Islamabad accuse Kaboul d’héberger les Taliban pakistanais

Avec le retour au pouvoir des Taliban en 2021, des tensions sont apparues entre les deux voisins, qui partagent une frontière commune longue de plus de 2400 kilomètres. Selon Christine Fair, politologue spécialiste de l’Asie du Sud à l’université Georgetown, aux États-Unis, leur opposition féroce tient à trois raisons : "Le rejet par les Taliban de la frontière entre les deux pays, définie en 1893 par la ligne Durand ; la destruction de grilles frontalières mises en place par Islamabad ; et le fait que le Pakistan accuse les Taliban afghans d’abriter le Tehrik-e-Taliban Pakistan (TTP), principale mouvance des Taliban pakistanais."

Ce groupe djihadiste, issu du même creuset idéologique que les Taliban afghans, a la spécificité d’être dirigé contre l’État pakistanais. Le TTP est accusé par Islamabad d’avoir tué des centaines de soldats depuis le retour au pouvoir des Taliban à Kaboul. Le mouvement pakistanais a revendiqué samedi une nouvelle série d’attaques ayant fait 23 morts au Pakistan.

Pour de nombreux observateurs, Taliban pakistanais et afghans agissent "main dans la main". "Les Taliban afghans sont désormais au pouvoir : ils contrôlent les frontières, nomment les membres des ministères et gèrent les relations étrangères, alors que le TTP reste une insurrection sans ces contraintes politiques", analyse Kaweh Kerami, chercheur à l’université de Durham, au Royaume-Uni. "L'impression d’une plus grande radicalité du mouvement pakistanais reflète davantage les tactiques et les objectifs du TTP dans son pays qu'une divergence doctrinale claire avec le mouvement afghan. C'est le contexte, et non la théologie, qui fait la différence. Mais les liens idéologiques et tribaux entre les deux mouvements sont réels", abonde le politologue.
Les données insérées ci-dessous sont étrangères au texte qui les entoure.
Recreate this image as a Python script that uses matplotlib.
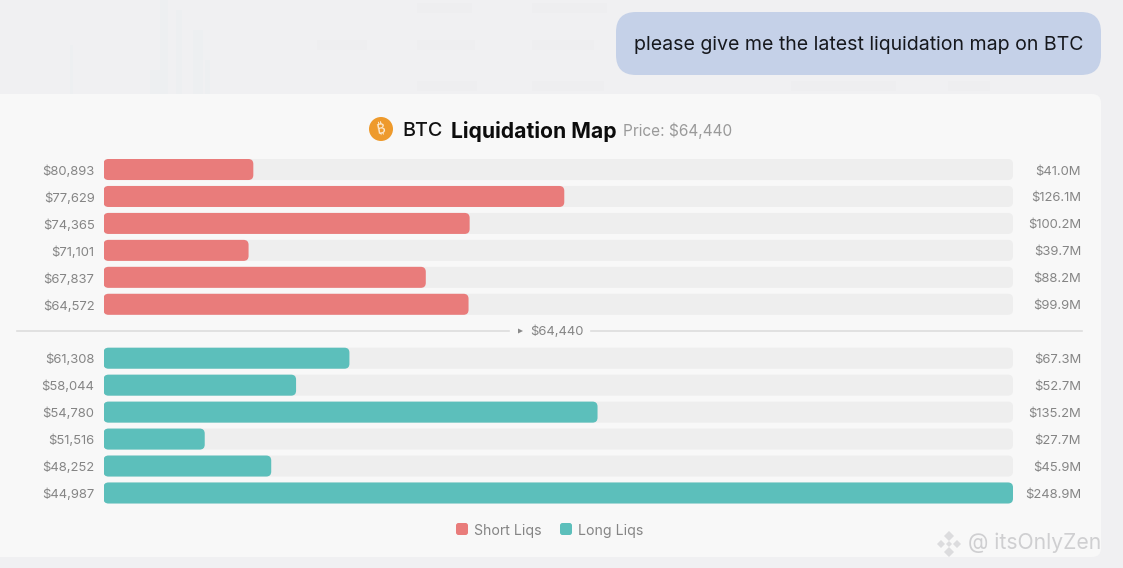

Kaboul dément toujours les accusations d’abriter le TTP, tout en entretenant une ambiguïté calculée et en assurant que le Pakistan soutient des groupes "terroristes", notamment la branche régionale de l’organisation État islamique. "Le PTT a prêté allégeance au chef des Taliban afghans Amir-Ul-Mu'minin, ce qui n'est pas seulement symbolique – cela donne aux Taliban afghans un prétexte pour leur offrir leur protection et les traiter comme des frères idéologiques", note toutefois Kaweh Kerami.

Une coalition d’intérêts entre Kaboul et New Delhi

En parallèle, les Taliban cherchent à diversifier leurs partenaires. Le ministre afghan des Affaires étrangères se trouvait d’ailleurs en Inde au moment des affrontements, symbole d’un rapprochement entre Kaboul et New Delhi.

Une forme de realpolitik, pour Christine Fair, professeure de relations internationales à l’université de Georgetown, à Washington. "Les Taliban ont besoin de ressources financières et politiques. Ils sont isolés sur la scène internationale, seule la Russie reconnait pour l’instant leur régime."  

Pour l’Inde, l’objectif serait de "s’assurer que le nouveau régime en place à Kaboul ne devienne une base arrière pour des groupes qui lui sont hostiles", poursuit la spécialiste de l’Asie du Sud. Par le passé, l’Afghanistan avait par exemple hébergé le groupe armé islamiste Jaish-e Mohammed, avant de l’expulser. Ce groupe djihadiste avait fomenté l’attentat de Pulwama, en février 2019, qui avait causé la mort de 46 personnes dans le nord de l’Inde.

Il s'agit aussi pour les Taliban afghans de rompre avec la tutelle pakistanaise. "Ils rejettent aujourd'hui l’étiquette de proxy d’Islamabad", résume le politologue Kaweh Kerami. L’Inde, sans reconnaître officiellement le régime taliban, a d’ailleurs rouvert sa représentation à Kaboul et engagé un dialogue sécuritaire.

Malgré la rhétorique martiale entre Pakistan et Afghanistan, une guerre ouverte paraît peu probable. "Le Pakistan est en crise économique, les Talibans n’ont pas de puissance aérienne ni nucléaire, et leurs alliés – Chine, Qatar et Arabie saoudite – appellent à la retenue", observe Kaweh Kerami. "Les incidents frontaliers risquent de se multiplier, mais c’est une crise chronique, pas un conflit total."